Chapleau Ojibwe First Nation is located near Chapleau, Ontario along the former Highway 129 that once led to the town. Currently the community has several buildings and homes near highway 101/129 south of the town of Chapleau.
Tribal Name: Chapleau Ojibwe First Nation
Band No. 229
Tribal Affiliation: Ojibwe
Reserve No. 61A
Name: Chapleau 61A Indian Reserve
Size: 67 ha
Reserve No. 74
Name: Chapleau 74 Indian Reserve
Size: 64.7 ha
Reserve No. 74A
Name: Chapleau 74A Indian Reserve
Size: 799.3 ha
Treaties: See below.
Population: In September, 2007, their total registered population 39, of which their on-reserve population was 30 (24 on their main Reserve).
Much of their traditional territory was ceded to the Crown under the 1850 Robinson Treaties. These treaties cover all land whose waters drain into the north shores of lakes Huron and Superior.
Chapleau Ojibwe forefathers were not, however, signatories to the Robinson Treaties, partly because Benjamin Robinson did not take the time to meet with inland First Nation communities and partly because inland First Nation leaders were reluctant to travel as a result of a cholera outbreak in 1849.
After visiting Chapleau in 1905, the Treaty No. 9 commissioners reported that it would not be necessary to negotiate a treaty with the Indian people of Chapleau as they belonged to bands residing at Moose Factory, English River and other places already under treaty.
Treaty No. 9 covers all land in the Chapleau area that drains north into James Bay.

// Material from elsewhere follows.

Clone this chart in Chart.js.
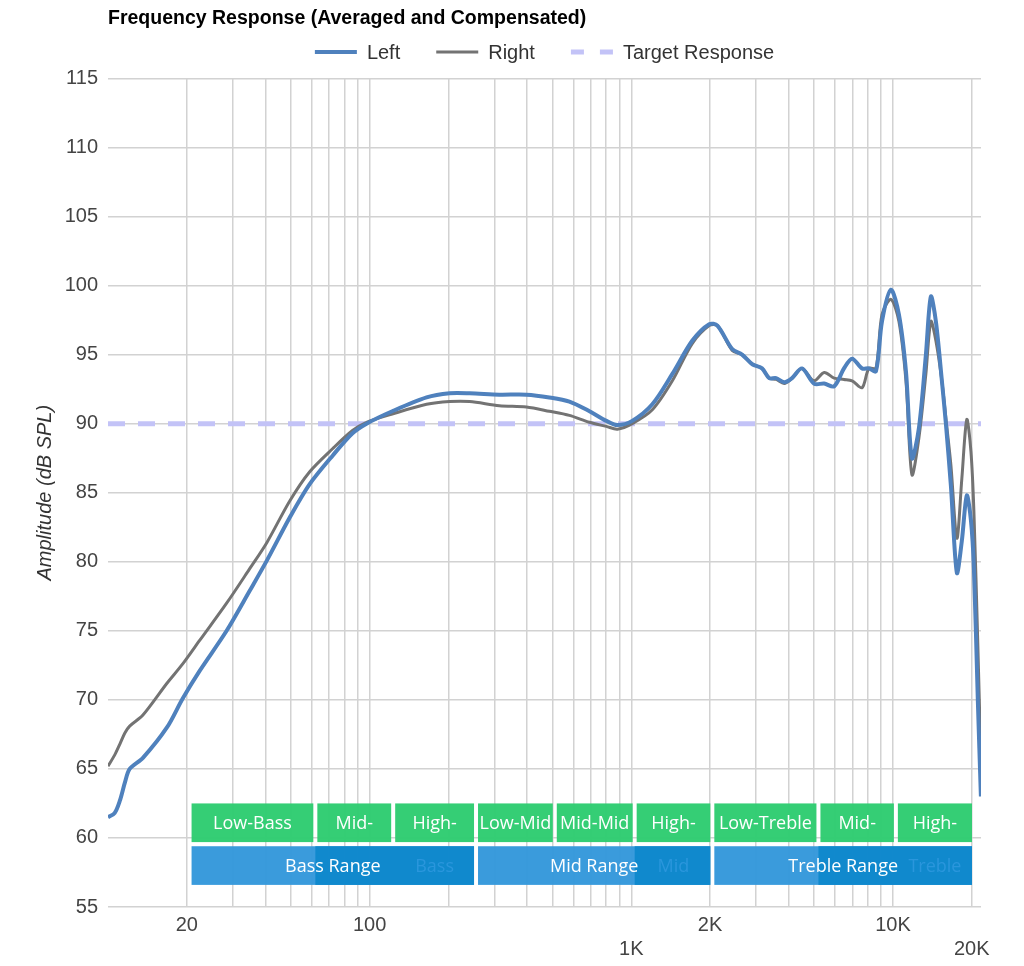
<!DOCTYPE html>
<html>
<head>
<title>Frequency Response (Averaged and Compensated)</title>
<script src="https://cdn.jsdelivr.net/npm/chart.js"></script>
<style>
  html, body { margin: 0; padding: 0; background: #fff; }
</style>
</head>
<body>
<canvas id="chart" width="1024" height="966"></canvas>
<script>
// frequencies (Hz), shared by both channels
const freqHz = [10, 10.6, 11.1, 11.6, 12.1, 13.6, 16.8, 19.3, 22.4, 28.4, 34.8, 40.5, 49.5, 58.9, 72.3, 86, 97.3,
  122, 165, 202, 241, 313, 397, 486, 580, 692, 803, 885, 1008, 1203, 1435, 1709, 1985, 2133, 2430, 2650, 2900,
  3160, 3365, 3575, 3840, 4115, 4490, 4990, 5460, 5960, 6500, 6980, 7620, 8090, 8610, 9080, 9820, 10540, 11210,
  11815, 12570, 13360, 13960, 14590, 15380, 15930, 16650, 17550, 18330, 19150, 19860, 20380, 21100, 21680];
const leftDb = [61.5, 61.8, 62.7, 64.0, 65.0, 65.8, 68.0, 70.1, 72.1, 75.0, 77.9, 80.1, 83.2, 85.6, 87.7, 89.3, 90.0,
  90.9, 91.9, 92.2, 92.2, 92.1, 92.1, 91.9, 91.6, 90.9, 90.2, 89.9, 90.2, 91.4, 93.6, 96.0, 97.2, 97.1, 95.4, 95.0, 94.3,
  94.0, 93.3, 93.3, 93.0, 93.3, 94.0, 92.9, 92.9, 92.7, 94.0, 94.7, 94.0, 94.0, 93.8, 97.4, 99.7, 97.9, 93.8,
  87.5, 89.7, 95.0, 99.2, 97.4, 93.1, 90.0, 85.5, 79.2, 81.5, 84.8, 83.0, 79.6, 70.0, 63.0];
const rightDb = [65.2, 66.0, 66.8, 67.6, 68.1, 68.9, 71.2, 72.6, 74.3, 77.0, 79.5, 81.4, 84.4, 86.5, 88.2, 89.5, 90.1,
  90.7, 91.4, 91.6, 91.6, 91.3, 91.2, 90.9, 90.6, 90.1, 89.8, 89.6, 90.0, 91.0, 93.1, 95.8, 97.1, 97.1, 95.3, 95.0, 94.3,
  94.0, 93.3, 93.2, 92.9, 93.3, 94.0, 93.1, 93.7, 93.3, 93.2, 93.1, 92.6, 94.0, 94.0, 97.9, 99.0, 97.4, 93.1,
  86.3, 89.0, 93.6, 97.4, 96.0, 93.1, 90.4, 87.0, 81.7, 86.0, 90.3, 88.0, 83.7, 74.0, 65.5];
const targetHz = [10, 21700];
const targetDb = [90, 90];

const xTicks = [20, 30, 40, 50, 60, 70, 80, 90, 100, 200, 300, 400, 500, 600, 700, 800, 900,
  1000, 2000, 3000, 4000, 5000, 6000, 7000, 8000, 9000, 10000, 20000];
const xTickLabels = { 20: '20', 100: '100', 1000: ['', '1K'], 2000: '2K', 10000: '10K', 20000: ['', '20K'] };

const bandNames = ['Low-Bass', 'Mid-', 'High-', 'Low-Mid', 'Mid-Mid', 'High-', 'Low-Treble', 'Mid-', 'High-'];
const bandEdges = [20.5, 62, 123, 255, 510, 1030, 2040, 5190, 10260, 20400];
const rangeNames = ['Bass Range', 'Mid Range', 'Treble Range'];
const rangeEdges = [20.5, 255, 2040, 20400];
const rangeShadeFrom = [62, 1030, 5190];
const rangeShadeText = ['Bass', 'Mid', 'Treble'];

const FONT = '"Liberation Sans", Arial, sans-serif';

const bandsPlugin = {
  id: 'bands',
  beforeDatasetsDraw(chart) {
    const { ctx, scales: { x, y } } = chart;
    const gTop = y.getPixelForValue(62.5), gBot = y.getPixelForValue(59.7);
    const bTop = y.getPixelForValue(59.4), bBot = y.getPixelForValue(56.6);
    ctx.save();
    ctx.textAlign = 'center';
    ctx.textBaseline = 'middle';
    ctx.font = '18px "Open Sans", sans-serif';
    // green row
    bandNames.forEach((name, i) => {
      const x0 = x.getPixelForValue(bandEdges[i]) + 2;
      const x1 = x.getPixelForValue(bandEdges[i + 1]) - 2;
      ctx.globalAlpha = 0.97;
      ctx.fillStyle = '#2ecc71';
      ctx.fillRect(x0, gTop, x1 - x0, gBot - gTop);
      ctx.globalAlpha = 1;
      ctx.fillStyle = '#fff';
      ctx.fillText(name, (x0 + x1) / 2, (gTop + gBot) / 2 + 1);
    });
    // blue row
    rangeNames.forEach((name, i) => {
      const x0 = x.getPixelForValue(rangeEdges[i]) + 2;
      const x1 = x.getPixelForValue(rangeEdges[i + 1]) - 2;
      const xs = x.getPixelForValue(rangeShadeFrom[i]);
      ctx.globalAlpha = 0.97;
      ctx.fillStyle = '#3498db';
      ctx.fillRect(x0, bTop, x1 - x0, bBot - bTop);
      ctx.fillStyle = '#0f88cc';
      ctx.fillRect(xs, bTop, x1 - xs, bBot - bTop);
      ctx.globalAlpha = 1;
      const hi = i * 3 + 2;
      const hx = (x.getPixelForValue(bandEdges[hi]) + x.getPixelForValue(bandEdges[hi + 1])) / 2;
      ctx.fillStyle = '#2a96dc';
      ctx.fillText(rangeShadeText[i], hx, (bTop + bBot) / 2 + 1);
      ctx.fillStyle = '#fff';
      ctx.fillText(name, (x0 + x1) / 2, (bTop + bBot) / 2 + 1);
    });
    ctx.restore();
  }
};

const legendPlugin = {
  id: 'lineLegend',
  afterDraw(chart) {
    const { ctx, chartArea } = chart;
    const lineLen = 42, textGap = 10, itemGap = 36, yMid = 52;
    ctx.save();
    ctx.font = '20px ' + FONT;
    const items = chart.data.datasets.map(ds => ({ ds, w: ctx.measureText(ds.label).width }));
    const total = items.reduce((s, it) => s + lineLen + textGap + it.w, 0) + itemGap * (items.length - 1);
    let cx = (chartArea.left + chartArea.right) / 2 - total / 2;
    items.forEach(({ ds, w }) => {
      ctx.beginPath();
      ctx.strokeStyle = ds.borderColor;
      ctx.lineWidth = ds.borderWidth;
      ctx.setLineDash(ds.borderDash ? [13, 16] : []);
      ctx.moveTo(cx, yMid);
      ctx.lineTo(cx + lineLen, yMid);
      ctx.stroke();
      ctx.setLineDash([]);
      ctx.fillStyle = '#333';
      ctx.textBaseline = 'middle';
      ctx.textAlign = 'left';
      ctx.fillText(ds.label, cx + lineLen + textGap, yMid + 1);
      cx += lineLen + textGap + w + itemGap;
    });
    ctx.restore();
  }
};

const pts = (xs, ys) => xs.map((f, i) => ({ x: f, y: ys[i] }));

new Chart(document.getElementById('chart').getContext('2d'), {
  type: 'line',
  data: {
    datasets: [
      { label: 'Left', data: pts(freqHz, leftDb), borderColor: '#4f81bd', borderWidth: 4,
        pointRadius: 0, tension: 0.3 },
      { label: 'Right', data: pts(freqHz, rightDb), borderColor: '#737373', borderWidth: 3,
        pointRadius: 0, tension: 0.3 },
      { label: 'Target Response', data: pts(targetHz, targetDb), borderColor: '#c3c3f7', borderWidth: 5,
        borderDash: [17, 13], pointRadius: 0 }
    ]
  },
  options: {
    responsive: false,
    animation: false,
    layout: { padding: { left: 0, right: 43, top: 0, bottom: 5 } },
    plugins: {
      legend: { display: false },
      tooltip: { enabled: false },
      title: {
        display: true,
        text: 'Frequency Response (Averaged and Compensated)',
        align: 'start',
        fullSize: false,
        color: '#000',
        font: { family: FONT, size: 19.5, weight: 'bold', lineHeight: 1.2 },
        padding: { top: 7, bottom: 48 }
      }
    },
    scales: {
      x: {
        type: 'logarithmic',
        min: 10,
        max: 21700,
        afterBuildTicks: s => { s.ticks = xTicks.map(v => ({ value: v })); },
        afterFit: s => { s.height = 54; },
        ticks: {
          autoSkip: false, maxRotation: 0, padding: 6, color: '#444',
          font: { family: FONT, size: 20, lineHeight: 1.2 },
          callback: v => xTickLabels[v] ?? ''
        },
        grid: { color: '#d2d2d2', lineWidth: 1.5, drawTicks: false },
        border: { display: false }
      },
      y: {
        min: 55,
        max: 115,
        afterFit: s => { s.width = 108; },
        ticks: { stepSize: 5, padding: 10, color: '#444', font: { family: FONT, size: 20 } },
        grid: { color: '#d2d2d2', lineWidth: 1.5, drawTicks: false },
        border: { display: false },
        title: {
          display: true, text: 'Amplitude (dB SPL)', color: '#333',
          font: { family: FONT, size: 20, style: 'italic', lineHeight: 1.2 },
          padding: { top: 33, bottom: 0 }
        }
      }
    }
  },
  plugins: [bandsPlugin, legendPlugin]
});
</script>
</body>
</html>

Since large reserves had already been established in other parts of the province for the bands from which people at Chapleau had immigrated, the commissioners recommended that a small area be set aside for Chapleau Ojibwe so that they could build small houses and cultivate garden plots.
The Chapleau Ojibway Reserve was established in 1950.
Chapleau Ojibwe First Nation was moved three times before it was permanently established at its present location.
Originally, the community was based on the shores of the Chapleau River. This first community had a large population and had several homes and buildings including an Anglican and Catholic Church.
“There was a fairly large community on the shores of the Chapleau River. It had more people with several family names such as Cheese and Quakegesic, as well as Memegos.
Then the younger people moved to other communities and only a few older people lived along the river. In time these elders passed away until there were only about nine members in the community,” said Elder Memegos.
She explained that before the decline, the people led a very traditional lifestyle. They came to this community only in the summers and lived with their families on their traditional trap lines and hunting grounds in the winter.
Through her father in law, Elder Memegos had learned that the Cheese family was a prominent family in the community. She said that Simon Cheese was known by the people as the first Chief of the First Nation but she does not know if the government at the time recognized him as a community leader.
During this time there was a more traditional community leadership that was passed down through family ties.
In 1990, the community became one of the founding First Nations of the newly created Wabun Tribal Council.
The Chapleau Ojibwe First Nation is located between 50 and 350 Km from the nearest service centre to which it has year-round road access.